You see it wasn’t dinner time at our house. It was character building time. It was you’ll eat the horseradish because it will put hair on your chest time.

But I don’t want hair on my chest.

YOU’LL EAT IT ANYWAY!

And there it sat. On your plate. You, the plate, the plate, you, looking back and forth at each other. Across the table your brother sits, the same fate, looking at the food and his plate and catching your eye but you dare not make eye contact lest he thinks you will cut a deal and eat the beets tonight if he would just take this ratatouille off the plate.

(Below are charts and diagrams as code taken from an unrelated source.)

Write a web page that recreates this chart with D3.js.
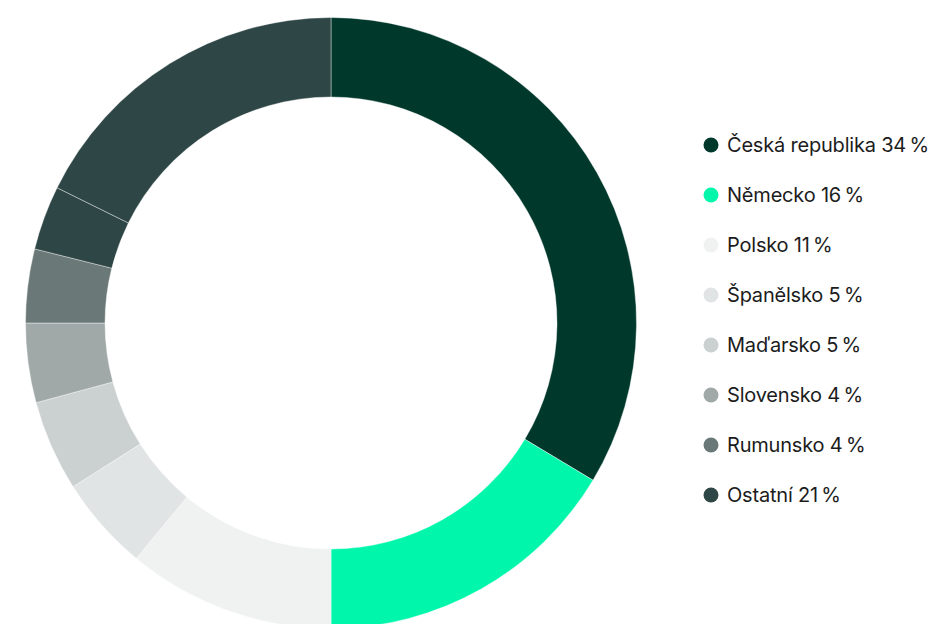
<!DOCTYPE html>
<html>
<head>
<meta charset="utf-8">
<script src="https://cdn.jsdelivr.net/npm/d3@7"></script>
<style>
  body { margin: 0; background: #fff; }
  svg { display: block; }
  .legend text { font-family: Inter, "Noto Sans", sans-serif; font-size: 20px; fill: #1c1c1c; }
</style>
</head>
<body>
<svg id="chart" width="935" height="624"></svg>
<script>
const countries = ["Česká republika", "Německo", "Polsko", "Španělsko", "Maďarsko", "Slovensko", "Rumunsko", "Ostatní"];
const shares = [33.6, 16.4, 11.0, 5.0, 4.8, 4.2, 3.9, 21.1];
const colors = ["#00382b", "#00f7ab", "#f0f2f2", "#e1e4e4", "#cbd0d0", "#a0a8a8", "#6a7877", "#2e4645"];
// "Ostatní" is drawn as two pieces in the original, same colour
const otherParts = [3.4, 17.7];

const svg = d3.select("#chart");
const cx = 331, cy = 323;
const outerR = 305.5, innerR = 226;

// slices: every country, with Ostatní split into its parts
const slices = [];
countries.forEach((c, i) => {
    if (c === "Ostatní") {
        otherParts.forEach(v => slices.push({name: c, value: v, color: colors[i]}));
    } else {
        slices.push({name: c, value: shares[i], color: colors[i]});
    }
});

const pie = d3.pie()
    .value(d => d.value)
    .sort(null);

const arc = d3.arc()
    .innerRadius(innerR)
    .outerRadius(outerR);

const g = svg.append("g")
    .attr("transform", `translate(${cx},${cy})`);

g.selectAll("path")
    .data(pie(slices))
    .enter()
    .append("path")
    .attr("d", arc)
    .attr("fill", d => d.data.color)
    .attr("stroke", "#fff")
    .attr("stroke-width", 0.5)
    .attr("stroke-opacity", 0.8);

// Legend
const y = d3.scalePoint()
    .domain(countries)
    .range([145, 495]);

const legend = svg.append("g")
    .attr("class", "legend");

const rows = legend.selectAll("g")
    .data(countries)
    .enter()
    .append("g")
    .attr("transform", d => `translate(711,${y(d)})`);

rows.append("circle")
    .attr("r", 7.5)
    .attr("fill", (d, i) => colors[i]);

rows.append("text")
    .attr("x", 16)
    .attr("dy", "0.36em")
    .attr("letter-spacing", "-0.2")
    .text((d, i) => `${d} ${Math.round(shares[i])}\u2009%`);
</script>
</body>
</html>
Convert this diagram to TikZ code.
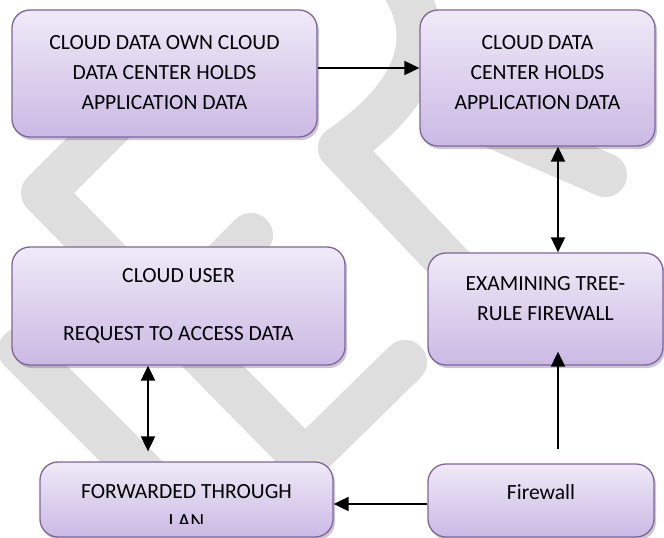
\documentclass[tikz,border=0pt]{standalone}
\usepackage{fontspec}
\setmainfont{Carlito}
\usetikzlibrary{arrows.meta,shadows,positioning}

\definecolor{boxedge}{HTML}{8064A2}
\definecolor{boxtop}{HTML}{EFEAF7}
\definecolor{boxbot}{HTML}{CBB9E4}
\definecolor{wmgray}{HTML}{DEDEDE}

\tikzset{
  stage/.style={rectangle, rounded corners=18pt, draw=boxedge, line width=1.3pt,
    top color=boxtop, bottom color=boxbot,
    drop shadow={shadow xshift=2pt, shadow yshift=-3pt, opacity=.3, fill=black!70}},
  stagetext/.style={font=\fontsize{21.6}{30}\selectfont, align=center, inner sep=0pt},
  link/.style={line width=2pt},
  wmband/.style={draw=wmgray, line width=44pt, line cap=round, line join=round},
  >={Triangle[length=15pt,width=14pt]}
}

\begin{document}
\begin{tikzpicture}[x=1pt,y=-1pt]
\useasboundingbox (0,0) rectangle (664,538);

% faint bands in the background
\draw[wmband] (112,124) -- (43,193) -- (305,460) -- (405,362);
\draw[wmband] (20,350) -- (160,490);
\draw[wmband] (251,235) -- (200,286);
\draw[wmband] (395,-25) .. controls (445,40) and (410,100) .. (340,148) -- (470,285);
\draw[wmband] (490,125) -- (605,175);

% the six stages
\node[stage, at={(164.5,73.5)}, minimum width=305pt, minimum height=127pt] (ownbox) {};
\node[stage, at={(537.5,78)}, minimum width=235pt, minimum height=136pt] (centerbox) {};
\node[stage, at={(545.5,309)}, minimum width=235pt, minimum height=112pt] (treebox) {};
\node[stage, at={(178.5,306)}, minimum width=333pt, minimum height=118pt] (userbox) {};
\node[stage, at={(186.5,499.5)}, minimum width=293pt, minimum height=75pt] (lanbox) {};
\node[stage, at={(541,500.5)}, minimum width=226pt, minimum height=73pt] (fwbox) {};

\node[stagetext, at={(164.5,73)}] (owntext) {CLOUD DATA OWN CLOUD\\DATA CENTER HOLDS\\APPLICATION DATA};
\node[stagetext, at={(537.5,73)}] (centertext) {CLOUD DATA\\CENTER HOLDS\\APPLICATION DATA};
\node[stagetext, at={(545.5,299)}] (treetext) {EXAMINING TREE-\\RULE FIREWALL};
\node[stagetext, at={(178.5,306)}] (usertext) {CLOUD USER\\[28pt]REQUEST TO ACCESS DATA};
\node[stagetext, at={(541,492)}] (fwtext) {Firewall};
% second line runs past the box and gets cut
\begin{scope}
  \clip (40,462) rectangle (333,523);
  \node[stagetext, at={(186.5,506)}] (lantext) {FORWARDED THROUGH\\LAN};
\end{scope}

% connectors
\draw[link,->] ([yshift=5.5pt]ownbox.east) -- ([yshift=5.5pt]ownbox.east -| centerbox.west);
\draw[link,<->] ([xshift=12.5pt]treebox.north) -- ([xshift=12.5pt]treebox.north |- centerbox.south);
\draw[link,->] ([xshift=17pt,yshift=14pt]fwbox.north) -- ([xshift=17pt,yshift=14pt]fwbox.north |- treebox.south);
\draw[link,<->] ([xshift=-30.5pt]userbox.south) -- ([xshift=-30.5pt,yshift=10pt]userbox.south |- lanbox.north);
\draw[link,->] ([yshift=-3.5pt]fwbox.west) -- ([yshift=-3.5pt]fwbox.west -| lanbox.east);

\end{tikzpicture}
\end{document}
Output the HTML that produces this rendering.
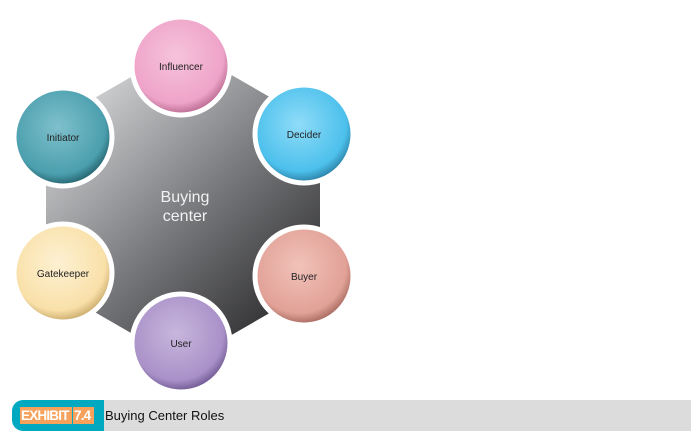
<!DOCTYPE html>
<html><head><style>
body{margin:0;width:691px;height:436px;background:#fff;overflow:hidden;position:relative;font-family:"Liberation Sans",sans-serif}
.cap{position:absolute;left:100px;top:400px;width:591px;height:31px;background:#dcdcdd}
.tl{position:absolute;left:12px;top:400px;width:92px;height:31px;background:#00a9c0;border-radius:11px 0 0 11px}
.ex{position:absolute;top:407px;height:17px;background:#f7a25c;color:#fff;font-weight:bold;font-size:13.5px;line-height:17px;letter-spacing:-0.8px;padding:0 1px}
.t{position:absolute;left:105px;top:407px;font-size:13px;color:#111;line-height:17px}
</style></head><body>
<svg width="691" height="400" style="position:absolute;left:0;top:0">
<defs>
<linearGradient id="g" x1="0.2" y1="0.1" x2="0.85" y2="0.9">
<stop offset="0" stop-color="#cfd0d2"/><stop offset="0.5" stop-color="#7b7c7f"/><stop offset="1" stop-color="#2e2e30"/></linearGradient>
<radialGradient id="pk" cx="0.45" cy="0.4" r="0.6"><stop offset="0" stop-color="#f6c3dc"/><stop offset="0.8" stop-color="#eea3c8"/><stop offset="1" stop-color="#b7688f"/></radialGradient>
<radialGradient id="bl" cx="0.45" cy="0.4" r="0.6"><stop offset="0" stop-color="#8fdcf8"/><stop offset="0.8" stop-color="#4cc0ec"/><stop offset="1" stop-color="#2a7fa3"/></radialGradient>
<radialGradient id="sa" cx="0.45" cy="0.4" r="0.6"><stop offset="0" stop-color="#f1c2b9"/><stop offset="0.8" stop-color="#e1a197"/><stop offset="1" stop-color="#a4665c"/></radialGradient>
<radialGradient id="pu" cx="0.45" cy="0.4" r="0.6"><stop offset="0" stop-color="#c8b6dc"/><stop offset="0.8" stop-color="#a991c8"/><stop offset="1" stop-color="#6d5690"/></radialGradient>
<radialGradient id="ye" cx="0.45" cy="0.4" r="0.6"><stop offset="0" stop-color="#fdf1d2"/><stop offset="0.8" stop-color="#f9e0a9"/><stop offset="1" stop-color="#c9a96a"/></radialGradient>
<radialGradient id="te" cx="0.45" cy="0.4" r="0.6"><stop offset="0" stop-color="#7fc0cc"/><stop offset="0.8" stop-color="#4b9fae"/><stop offset="1" stop-color="#23606b"/></radialGradient>
</defs>
<polygon points="183,47 320,126 320,284 183,363 46,284 46,126" fill="url(#g)" stroke="#fff" stroke-width="0"/>
<g stroke="#fff" stroke-width="5">
<circle cx="181" cy="66" r="49" fill="url(#pk)"/>
<circle cx="304" cy="134" r="49" fill="url(#bl)"/>
<circle cx="304" cy="276" r="49" fill="url(#sa)"/>
<circle cx="181" cy="343" r="49" fill="url(#pu)"/>
<circle cx="63" cy="273" r="49" fill="url(#ye)"/>
<circle cx="63" cy="137" r="49" fill="url(#te)"/>
</g>
<g font-family="Liberation Sans, sans-serif" font-size="10" fill="#222" text-anchor="middle">
<text x="181" y="70">Influencer</text>
<text x="304" y="138">Decider</text>
<text x="304" y="280">Buyer</text>
<text x="181" y="347">User</text>
<text x="63" y="277">Gatekeeper</text>
<text x="63" y="141">Initiator</text>
</g>
<g font-family="Liberation Sans, sans-serif" font-size="16" fill="#f2f2f2" text-anchor="middle">
<text x="185" y="202">Buying</text>
<text x="185" y="221">center</text>
</g>
</svg>
<div class="cap"></div><div class="tl"></div>
<div class="ex" style="left:20px;width:50px">EXHIBIT</div>
<div class="ex" style="left:73px;width:19px">7.4</div>
<div class="t">Buying Center Roles</div>
</body></html>
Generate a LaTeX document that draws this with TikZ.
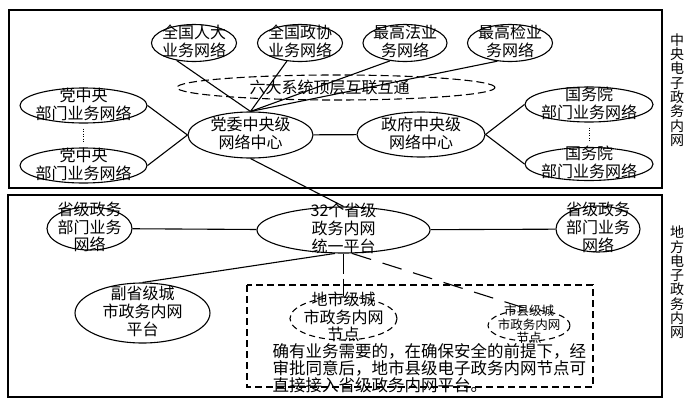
\documentclass[tikz,border=0pt]{standalone}
\usepackage{fontspec}
\newfontfamily\cjk{Noto Sans CJK SC}
\usetikzlibrary{shapes.geometric}
% centred text that takes no room, so the ellipse keeps its given size
\newcommand\elltext[1]{\vbox to 0pt{\vss\hbox to 0pt{\hss\begin{tabular}{@{}c@{}}#1\end{tabular}\hss}\vss}}

\begin{document}
\begin{tikzpicture}[x=1pt, y=-1pt, line width=1.1pt,
  net/.style={draw, ellipse, inner sep=0pt, font=\cjk\fontsize{16}{14}\selectfont},
  netd/.style={net, dash pattern=on 6pt off 4pt},
  side/.style={font=\cjk\fontsize{14}{14.3}\selectfont, align=center, inner sep=0pt},
  link/.style={line width=1.1pt},
]
  \useasboundingbox (0,0) rectangle (691,407);

  % central network
  \draw[line width=1.2pt] (9,10) rectangle (662,188);
  \node[side] (labc) at (677,90) {中\\央\\电\\子\\政\\务\\内\\网};

  \node[net, minimum width=85, minimum height=37] (npc)    at (194,43) {\elltext{全国人大\\业务网络}};
  \node[net, minimum width=85, minimum height=37] (cppcc)  at (300,43) {\elltext{全国政协\\业务网络}};
  \node[net, minimum width=84, minimum height=37] (court)  at (405,43) {\elltext{最高法业\\务网络}};
  \node[net, minimum width=85, minimum height=37] (procur) at (510,43) {\elltext{最高检业\\务网络}};
  \node[net, dash pattern=on 8pt off 4pt, minimum width=318, minimum height=25] (six) at (336,87.5)
       {\hbox to 0pt{\hss\kern-13pt 六大系统顶层互联互通\hss}};

  \node[net, minimum width=125, minimum height=46] (dw)  at (250.5,135) {\elltext{党委中央级\\网络中心}};
  \node[net, minimum width=128, minimum height=45] (gov) at (421,134.5) {\elltext{政府中央级\\网络中心}};

  \node[net, minimum width=127, minimum height=35] (pc1) at (83.5,105.5) {\elltext{党中央\\部门业务网络}};
  \node[net, minimum width=127, minimum height=35] (pc2) at (83.5,165.5) {\elltext{党中央\\部门业务网络}};
  \node[net, minimum width=128, minimum height=35] (sc1) at (589,104.5) {\elltext{国务院\\部门业务网络}};
  \node[net, minimum width=128, minimum height=33] (sc2) at (589,164)   {\elltext{国务院\\部门业务网络}};

  \draw[link] (npc.225) -- (dw.north);
  \draw[link] (cppcc) -- (dw.north);
  \draw[link] (court.230) -- (dw.north);
  \draw[link] (procur.235) -- (dw.north);
  \draw[link] (pc1.east) -- (dw.west);
  \draw[link] (pc2.east) -- (dw.west);
  \draw[link] (dw) -- (gov);
  \draw[link] (gov.east) -- (sc1.west);
  \draw[link] (gov.east) -- (sc2.west);
  \draw[line width=0.8pt, dash pattern=on 1pt off 1.5pt, shorten <=5pt, shorten >=6pt] (pc1) -- (pc2);
  \draw[line width=0.8pt, dash pattern=on 1pt off 1.5pt, shorten <=5pt, shorten >=6pt] (sc1) -- (sc2);

  % local network
  \draw[line width=1.2pt] (8,195) rectangle (662,397);
  \node[side] (labl) at (677,282.5) {地\\方\\电\\子\\政\\务\\内\\网};

  \node[net, minimum width=173, minimum height=46] (prov) at (343.5,230) {\elltext{32个省级\\政务内网\\统一平台}};
  \node[net, minimum width=85, minimum height=43]  (pl)   at (89.5,228.5) {\elltext{省级政务\\部门业务\\网络}};
  \node[net, minimum width=84, minimum height=46]  (pr)   at (598,229)    {\elltext{省级政务\\部门业务\\网络}};
  \node[net, minimum width=135, minimum height=60] (fu)   at (142.5,313)  {\elltext{副省级城\\市政务内网\\平台}};

  \draw[dash pattern=on 7pt off 4pt] (247,285) rectangle (593,387);
  \node[netd, minimum width=107, minimum height=43] (dishi) at (343.5,318.5) {\elltext{地市级城\\市政务内网\\节点}};
  \node[netd, minimum width=82, minimum height=31, font=\cjk\fontsize{12.5}{9.8}\selectfont] (xian) at (529,325.5)
       {\elltext{市县级城\\市政务内网\\节点}};
  \node[font=\cjk\fontsize{16.5}{14}\selectfont, align=left, inner sep=0pt, anchor=west] (note) at (272,368)
       {确有业务需要的，在确保安全的前提下，经\\审批同意后，地市县级电子政务内网节点可\\直接接入省级政务内网平台。};

  \draw[link] (dw.south) -- (prov.north);
  \draw[link] (prov) -- (pl);
  \draw[link] (prov) -- (pr);
  \draw[link] (prov.250) -- (fu.north);
  \draw[dash pattern=on 20pt off 5pt] (prov.south) -- (dishi.north);
  \draw[dash pattern=on 20pt off 12pt] (prov.290) -- (xian.north);
\end{tikzpicture}
\end{document}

But that was never the case. And dinner times went on like this day after day after day. Until one day you were an adult and realized there are things in life you like and don’t like. And sometimes you have to do what you don’t like to get what you like. And sometimes you just do what you don’t like because that’s life. You can’t always eat cake and sometimes you have to suck it up, eat the ratatouille and get on with your day.

But this kid – behind the register – never had beets. Probably never had brussel sprouts. Probably never had to eat fish to spit out in napkin and throw it away to hide from your parents who have threatened to never serve you anything but beets again if you don’t eat all of your fish. No, this kid never had beets. Never seen a date. Probably never been on a date.

In the midst of my childhood torture by food flashback, the cashier finished ringing up my dates. And he stood there with a smile. I think he realized that he was the winner here. He might be 16 years old stuck behind a register but he had made it through life without eating beets. Or dates or probably anything that stared at you from a plate over and over again. And could avoid the moment at 32 when you realize you were force fed disgusting foods while the rest of the good world was eating butter and sugar covered macaroni and cheese.

Life is so unfair. And to avoid reminders of this I will return to Trader Joe’s. Because around there people seem to march to a different beat. Know what I mean? And somehow I have a feeling that everyone there has stared down a plate of beets. Has eaten a medjool date. Has hair on their chest. And understands where I’m coming from.